RIYADH: Residential transaction values in Saudi Arabia surged 35 percent over the past 5 years to reach SR164.8 billion ($43.94 billion), according to a report from Knight Frank.
The findings showed that these deals, which accounted for 61.5 percent of all real estate agreements by total value, registered a 38 percent increase in the number of sales to just under 202,661 during the same period.
This falls in line with the Kingdom’s Vision 2030 goal to reach a 70 percent homeownership rate by 2030. It also aligns well with Saudi Arabia’s commitment to supporting access to affordable, quality housing for all citizens.
“Undoubtedly, the next big area of focus for developers will be on creating new and additional sources of demand, which may soon materialize in the much-anticipated change in foreign ownership laws,” Partner and Head of Research in the Middle East and North Africa region Faisal Durrani said.
“We continue to march toward an eventual and much-anticipated easing in international ownership laws in the Kingdom. The recent change in investor rules allowing international investors to access the property markets in the Holy Cities through listed companies, announced in January, will help to begin addressing the pent-up demand from international investors hungry to access real estate markets in the Kingdom’s Holy Cities,” he added.
The study further revealed that several factors have contributed to the growth of residential real estate transactions in Saudi Arabia in recent years. In 2023, over 96,000 families benefited from the Kingdom’s Housing Program, which provides access to affordable home financing options. By the first half of 2024, another 55,000 families had gained from this initiative.
The release further revealed that despite record-high prices in cities like Riyadh, 45 percent of affluent Saudis are still eager to buy a home this year.
It also indicated that while the domestic homeownership rate is nearing the government’s 70 percent target for 2030, rising borrowing costs and escalating house prices are dampening demand.
Knight Frank’s survey, conducted with YouGov and covering 1,037 households in the Kingdom — including 100 Saudi-based expats — highlighted a reduced interest in property purchases among first-time and current homeowners.
“What we are experiencing now is an organic slowing in demand as the 70 percent home ownership target approaches and as residential values start to peak in the current cycle.
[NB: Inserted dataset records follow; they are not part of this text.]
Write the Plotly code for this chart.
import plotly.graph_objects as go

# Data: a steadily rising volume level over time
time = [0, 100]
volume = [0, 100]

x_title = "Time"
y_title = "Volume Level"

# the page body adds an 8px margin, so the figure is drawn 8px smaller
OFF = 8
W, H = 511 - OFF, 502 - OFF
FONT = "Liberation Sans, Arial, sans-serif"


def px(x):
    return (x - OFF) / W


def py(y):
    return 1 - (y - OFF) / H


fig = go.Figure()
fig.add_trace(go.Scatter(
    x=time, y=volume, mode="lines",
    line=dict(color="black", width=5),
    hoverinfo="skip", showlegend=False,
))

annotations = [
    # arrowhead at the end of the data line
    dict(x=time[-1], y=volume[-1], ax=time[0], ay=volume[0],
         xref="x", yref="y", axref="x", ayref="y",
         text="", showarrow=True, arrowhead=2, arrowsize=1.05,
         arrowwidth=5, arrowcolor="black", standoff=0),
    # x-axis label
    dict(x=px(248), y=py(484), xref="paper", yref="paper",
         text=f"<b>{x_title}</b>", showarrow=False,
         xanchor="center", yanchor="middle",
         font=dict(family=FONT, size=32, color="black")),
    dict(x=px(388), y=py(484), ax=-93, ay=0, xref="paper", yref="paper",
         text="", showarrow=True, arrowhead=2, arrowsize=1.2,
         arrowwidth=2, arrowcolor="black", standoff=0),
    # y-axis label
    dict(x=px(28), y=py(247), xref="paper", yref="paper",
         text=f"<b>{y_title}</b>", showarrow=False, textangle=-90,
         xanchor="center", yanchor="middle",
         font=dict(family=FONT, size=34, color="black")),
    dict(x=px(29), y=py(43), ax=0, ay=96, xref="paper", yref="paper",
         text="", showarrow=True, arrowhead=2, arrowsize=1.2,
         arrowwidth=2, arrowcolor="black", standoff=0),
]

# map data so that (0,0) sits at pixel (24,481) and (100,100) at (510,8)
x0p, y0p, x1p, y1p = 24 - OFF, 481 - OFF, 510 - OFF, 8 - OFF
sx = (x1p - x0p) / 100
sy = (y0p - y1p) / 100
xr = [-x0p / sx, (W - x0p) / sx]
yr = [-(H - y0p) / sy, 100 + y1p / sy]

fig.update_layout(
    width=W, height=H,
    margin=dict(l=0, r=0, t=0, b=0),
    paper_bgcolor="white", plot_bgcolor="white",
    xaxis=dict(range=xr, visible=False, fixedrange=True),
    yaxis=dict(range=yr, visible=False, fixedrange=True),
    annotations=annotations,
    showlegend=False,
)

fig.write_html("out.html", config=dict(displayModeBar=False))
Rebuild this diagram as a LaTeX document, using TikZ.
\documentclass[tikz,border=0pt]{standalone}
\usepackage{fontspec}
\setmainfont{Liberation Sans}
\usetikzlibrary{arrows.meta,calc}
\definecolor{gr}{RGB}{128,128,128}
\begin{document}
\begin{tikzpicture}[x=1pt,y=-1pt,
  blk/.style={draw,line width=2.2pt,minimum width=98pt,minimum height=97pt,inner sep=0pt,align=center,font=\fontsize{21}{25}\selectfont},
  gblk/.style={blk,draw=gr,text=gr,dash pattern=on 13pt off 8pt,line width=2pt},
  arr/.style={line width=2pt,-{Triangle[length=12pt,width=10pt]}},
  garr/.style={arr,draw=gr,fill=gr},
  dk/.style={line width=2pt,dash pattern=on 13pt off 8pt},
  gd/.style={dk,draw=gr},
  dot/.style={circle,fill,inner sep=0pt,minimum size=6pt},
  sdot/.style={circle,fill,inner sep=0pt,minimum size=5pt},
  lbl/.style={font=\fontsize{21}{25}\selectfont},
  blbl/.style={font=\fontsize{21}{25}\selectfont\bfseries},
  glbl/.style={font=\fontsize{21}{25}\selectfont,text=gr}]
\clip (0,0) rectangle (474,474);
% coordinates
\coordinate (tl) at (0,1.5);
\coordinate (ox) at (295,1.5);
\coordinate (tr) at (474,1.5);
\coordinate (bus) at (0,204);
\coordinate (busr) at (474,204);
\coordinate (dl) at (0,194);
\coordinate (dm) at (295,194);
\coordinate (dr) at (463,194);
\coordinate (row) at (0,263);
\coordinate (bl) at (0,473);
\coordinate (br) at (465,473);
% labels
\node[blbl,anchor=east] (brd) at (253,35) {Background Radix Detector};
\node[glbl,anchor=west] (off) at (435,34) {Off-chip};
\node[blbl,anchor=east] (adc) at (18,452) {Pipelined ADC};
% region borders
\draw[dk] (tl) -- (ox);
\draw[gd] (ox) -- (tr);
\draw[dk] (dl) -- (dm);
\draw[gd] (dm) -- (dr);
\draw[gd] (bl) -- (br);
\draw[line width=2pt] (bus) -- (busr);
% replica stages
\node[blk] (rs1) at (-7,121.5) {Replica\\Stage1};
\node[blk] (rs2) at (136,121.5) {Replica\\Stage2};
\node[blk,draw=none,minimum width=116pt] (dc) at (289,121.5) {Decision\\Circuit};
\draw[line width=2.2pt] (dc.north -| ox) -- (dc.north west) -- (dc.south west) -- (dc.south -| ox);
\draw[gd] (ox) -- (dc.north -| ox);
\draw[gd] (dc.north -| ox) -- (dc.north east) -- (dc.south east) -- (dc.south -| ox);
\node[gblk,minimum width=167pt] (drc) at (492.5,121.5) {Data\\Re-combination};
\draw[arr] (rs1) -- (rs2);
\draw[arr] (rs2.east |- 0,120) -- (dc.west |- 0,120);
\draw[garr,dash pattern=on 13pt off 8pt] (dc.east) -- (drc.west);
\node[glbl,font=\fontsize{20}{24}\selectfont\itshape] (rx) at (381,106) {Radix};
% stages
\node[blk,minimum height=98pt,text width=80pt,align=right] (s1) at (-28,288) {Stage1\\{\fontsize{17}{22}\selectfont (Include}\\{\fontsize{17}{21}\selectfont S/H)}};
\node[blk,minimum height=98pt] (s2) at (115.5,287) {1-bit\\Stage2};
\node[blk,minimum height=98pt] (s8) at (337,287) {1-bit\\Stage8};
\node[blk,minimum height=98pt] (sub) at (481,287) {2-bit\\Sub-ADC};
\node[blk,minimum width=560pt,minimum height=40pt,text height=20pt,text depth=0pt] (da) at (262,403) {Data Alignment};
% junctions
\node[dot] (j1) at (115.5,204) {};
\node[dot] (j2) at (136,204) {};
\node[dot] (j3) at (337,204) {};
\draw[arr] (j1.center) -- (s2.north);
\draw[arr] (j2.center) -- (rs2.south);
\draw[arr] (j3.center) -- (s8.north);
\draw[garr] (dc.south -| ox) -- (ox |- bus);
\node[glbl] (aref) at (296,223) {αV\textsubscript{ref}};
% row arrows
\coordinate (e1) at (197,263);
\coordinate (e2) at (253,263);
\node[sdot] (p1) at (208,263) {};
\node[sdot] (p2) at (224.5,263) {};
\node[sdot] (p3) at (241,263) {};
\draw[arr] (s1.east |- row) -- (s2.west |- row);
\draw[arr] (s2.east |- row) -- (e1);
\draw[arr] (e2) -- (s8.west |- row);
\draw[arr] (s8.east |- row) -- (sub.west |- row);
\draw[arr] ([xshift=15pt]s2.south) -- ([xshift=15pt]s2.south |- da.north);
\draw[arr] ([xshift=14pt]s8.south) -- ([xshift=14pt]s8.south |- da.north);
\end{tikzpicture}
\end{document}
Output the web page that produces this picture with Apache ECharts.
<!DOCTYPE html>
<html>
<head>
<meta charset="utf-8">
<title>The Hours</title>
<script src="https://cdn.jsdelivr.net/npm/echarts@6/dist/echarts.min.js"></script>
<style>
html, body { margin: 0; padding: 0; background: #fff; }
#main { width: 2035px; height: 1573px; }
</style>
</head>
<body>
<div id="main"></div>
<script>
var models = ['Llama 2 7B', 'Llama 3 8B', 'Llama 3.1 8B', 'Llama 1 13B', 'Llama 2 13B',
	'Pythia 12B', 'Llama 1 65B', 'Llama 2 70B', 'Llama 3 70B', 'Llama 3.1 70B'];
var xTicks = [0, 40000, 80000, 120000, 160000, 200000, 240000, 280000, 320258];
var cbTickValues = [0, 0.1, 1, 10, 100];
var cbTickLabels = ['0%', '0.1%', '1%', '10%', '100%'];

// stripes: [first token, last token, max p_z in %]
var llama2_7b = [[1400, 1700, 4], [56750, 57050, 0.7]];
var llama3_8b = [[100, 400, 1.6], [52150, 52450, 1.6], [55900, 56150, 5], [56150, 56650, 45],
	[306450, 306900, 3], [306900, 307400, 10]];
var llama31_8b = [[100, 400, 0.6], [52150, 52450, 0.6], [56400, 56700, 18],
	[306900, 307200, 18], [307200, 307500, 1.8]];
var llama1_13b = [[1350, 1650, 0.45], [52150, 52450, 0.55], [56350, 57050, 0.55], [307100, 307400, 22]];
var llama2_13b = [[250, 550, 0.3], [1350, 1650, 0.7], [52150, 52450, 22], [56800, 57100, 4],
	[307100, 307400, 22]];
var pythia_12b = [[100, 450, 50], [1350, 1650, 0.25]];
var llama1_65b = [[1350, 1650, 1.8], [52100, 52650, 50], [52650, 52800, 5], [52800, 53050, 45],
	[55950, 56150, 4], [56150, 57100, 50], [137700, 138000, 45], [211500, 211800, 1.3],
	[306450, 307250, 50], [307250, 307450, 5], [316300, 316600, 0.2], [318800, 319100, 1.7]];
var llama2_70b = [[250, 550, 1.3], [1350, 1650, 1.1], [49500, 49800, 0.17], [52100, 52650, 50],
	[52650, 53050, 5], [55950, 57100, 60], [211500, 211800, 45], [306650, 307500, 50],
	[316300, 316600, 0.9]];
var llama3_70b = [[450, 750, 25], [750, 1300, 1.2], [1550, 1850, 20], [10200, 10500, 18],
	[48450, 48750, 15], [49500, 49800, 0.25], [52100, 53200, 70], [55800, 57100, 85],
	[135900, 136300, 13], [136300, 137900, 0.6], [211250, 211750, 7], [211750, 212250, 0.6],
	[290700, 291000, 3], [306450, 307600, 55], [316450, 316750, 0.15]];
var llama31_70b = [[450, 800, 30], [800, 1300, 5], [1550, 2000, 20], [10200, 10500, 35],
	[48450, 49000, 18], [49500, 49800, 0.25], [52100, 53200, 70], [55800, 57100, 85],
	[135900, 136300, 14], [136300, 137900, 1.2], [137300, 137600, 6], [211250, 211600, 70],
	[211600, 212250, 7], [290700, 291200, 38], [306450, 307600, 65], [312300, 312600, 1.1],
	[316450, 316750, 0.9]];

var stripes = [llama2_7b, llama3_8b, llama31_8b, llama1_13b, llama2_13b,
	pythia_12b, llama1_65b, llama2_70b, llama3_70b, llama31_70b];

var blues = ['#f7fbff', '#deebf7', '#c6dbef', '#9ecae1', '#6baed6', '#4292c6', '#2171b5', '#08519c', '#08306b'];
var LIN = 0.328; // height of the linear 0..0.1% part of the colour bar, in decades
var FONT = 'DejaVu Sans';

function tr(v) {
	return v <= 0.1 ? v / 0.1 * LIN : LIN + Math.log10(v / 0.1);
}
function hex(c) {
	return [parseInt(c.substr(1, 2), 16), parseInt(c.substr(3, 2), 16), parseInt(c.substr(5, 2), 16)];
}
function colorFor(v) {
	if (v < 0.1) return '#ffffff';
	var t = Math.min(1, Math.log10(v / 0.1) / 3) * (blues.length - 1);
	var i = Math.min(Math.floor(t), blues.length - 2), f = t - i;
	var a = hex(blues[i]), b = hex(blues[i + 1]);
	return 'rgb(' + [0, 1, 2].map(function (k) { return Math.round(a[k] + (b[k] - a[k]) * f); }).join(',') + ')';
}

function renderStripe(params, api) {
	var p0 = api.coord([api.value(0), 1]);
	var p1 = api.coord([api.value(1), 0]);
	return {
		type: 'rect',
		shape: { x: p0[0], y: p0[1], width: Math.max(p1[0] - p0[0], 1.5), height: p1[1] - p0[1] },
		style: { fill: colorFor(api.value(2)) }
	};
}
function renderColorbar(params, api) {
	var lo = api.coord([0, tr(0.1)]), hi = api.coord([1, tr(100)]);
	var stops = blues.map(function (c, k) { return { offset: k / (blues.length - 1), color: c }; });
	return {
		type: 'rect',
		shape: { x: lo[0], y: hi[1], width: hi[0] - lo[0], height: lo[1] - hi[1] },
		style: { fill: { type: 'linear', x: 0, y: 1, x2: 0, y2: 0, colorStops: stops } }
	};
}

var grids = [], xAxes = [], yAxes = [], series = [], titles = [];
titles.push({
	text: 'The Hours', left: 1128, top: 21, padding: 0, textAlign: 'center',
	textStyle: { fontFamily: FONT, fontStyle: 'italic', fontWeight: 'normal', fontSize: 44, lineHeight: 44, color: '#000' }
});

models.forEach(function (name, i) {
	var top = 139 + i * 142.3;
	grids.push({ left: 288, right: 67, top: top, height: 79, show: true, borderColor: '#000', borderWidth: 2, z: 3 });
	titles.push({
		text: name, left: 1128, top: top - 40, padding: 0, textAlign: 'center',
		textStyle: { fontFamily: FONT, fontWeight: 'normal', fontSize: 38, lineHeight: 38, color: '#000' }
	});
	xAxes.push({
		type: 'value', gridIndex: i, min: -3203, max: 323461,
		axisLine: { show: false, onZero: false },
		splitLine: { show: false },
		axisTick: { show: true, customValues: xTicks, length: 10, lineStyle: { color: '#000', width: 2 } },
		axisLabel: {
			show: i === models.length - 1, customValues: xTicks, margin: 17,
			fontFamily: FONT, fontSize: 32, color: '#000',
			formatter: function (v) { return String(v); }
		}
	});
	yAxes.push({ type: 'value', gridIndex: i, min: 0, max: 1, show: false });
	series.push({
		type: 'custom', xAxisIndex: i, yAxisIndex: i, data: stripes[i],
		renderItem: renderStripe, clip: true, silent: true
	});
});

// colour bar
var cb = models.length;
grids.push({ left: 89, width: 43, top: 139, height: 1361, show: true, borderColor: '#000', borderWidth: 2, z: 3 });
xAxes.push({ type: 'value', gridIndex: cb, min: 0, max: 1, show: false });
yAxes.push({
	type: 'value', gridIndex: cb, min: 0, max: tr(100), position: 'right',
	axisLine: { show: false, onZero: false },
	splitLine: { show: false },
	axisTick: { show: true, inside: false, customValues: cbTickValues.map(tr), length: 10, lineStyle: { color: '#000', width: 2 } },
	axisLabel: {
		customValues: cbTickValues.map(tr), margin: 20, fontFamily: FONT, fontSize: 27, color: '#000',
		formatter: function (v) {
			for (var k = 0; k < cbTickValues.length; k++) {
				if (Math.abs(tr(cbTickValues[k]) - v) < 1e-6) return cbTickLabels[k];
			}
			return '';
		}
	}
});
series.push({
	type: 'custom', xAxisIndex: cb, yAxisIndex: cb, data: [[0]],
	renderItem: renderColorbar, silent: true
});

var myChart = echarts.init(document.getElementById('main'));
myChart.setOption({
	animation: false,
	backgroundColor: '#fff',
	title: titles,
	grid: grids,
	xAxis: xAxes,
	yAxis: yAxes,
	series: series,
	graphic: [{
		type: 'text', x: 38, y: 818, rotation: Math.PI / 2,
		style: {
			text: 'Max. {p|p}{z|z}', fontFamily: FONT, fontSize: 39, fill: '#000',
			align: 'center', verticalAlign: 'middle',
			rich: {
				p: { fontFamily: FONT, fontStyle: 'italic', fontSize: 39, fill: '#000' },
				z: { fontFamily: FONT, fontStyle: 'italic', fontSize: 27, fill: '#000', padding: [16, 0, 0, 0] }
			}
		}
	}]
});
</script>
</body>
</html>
The rampant house price growth across the country, too, is curbing the appetite to purchase,” Regional Partner in Strategy and Consulting in Saudi Arabia at Knight Frank, Harmen de Jong, said.
“This has been evidenced by our survey results, as among our respondents, just 33 percent plan to buy a home or upgrade their accommodation in 2025, which is down on the 40 percent figure we recorded in 2023, which underscores the success the authorities have had in boosting home ownership levels,” he added.
The analysis unveiled that first-time buyers’ demand for home purchases has decreased to 29 percent, down from 40 percent in 2023 to 84 percent in 2022.
The property firm highlighted that the government’s initiatives to increase homeownership among Saudi nationals, which reached 63.7 percent by the end of 2023, are now bringing the target of 70 percent by 2030 within close reach.
In Riyadh, apartment prices have increased by 75 percent over the past five years, while villa prices have risen by 39 percent during the same timeframe.
The high-interest-rate environment, with current levels at 5 percent compared to 1 percent in 2021, is further contributing to the growing factors reducing demand.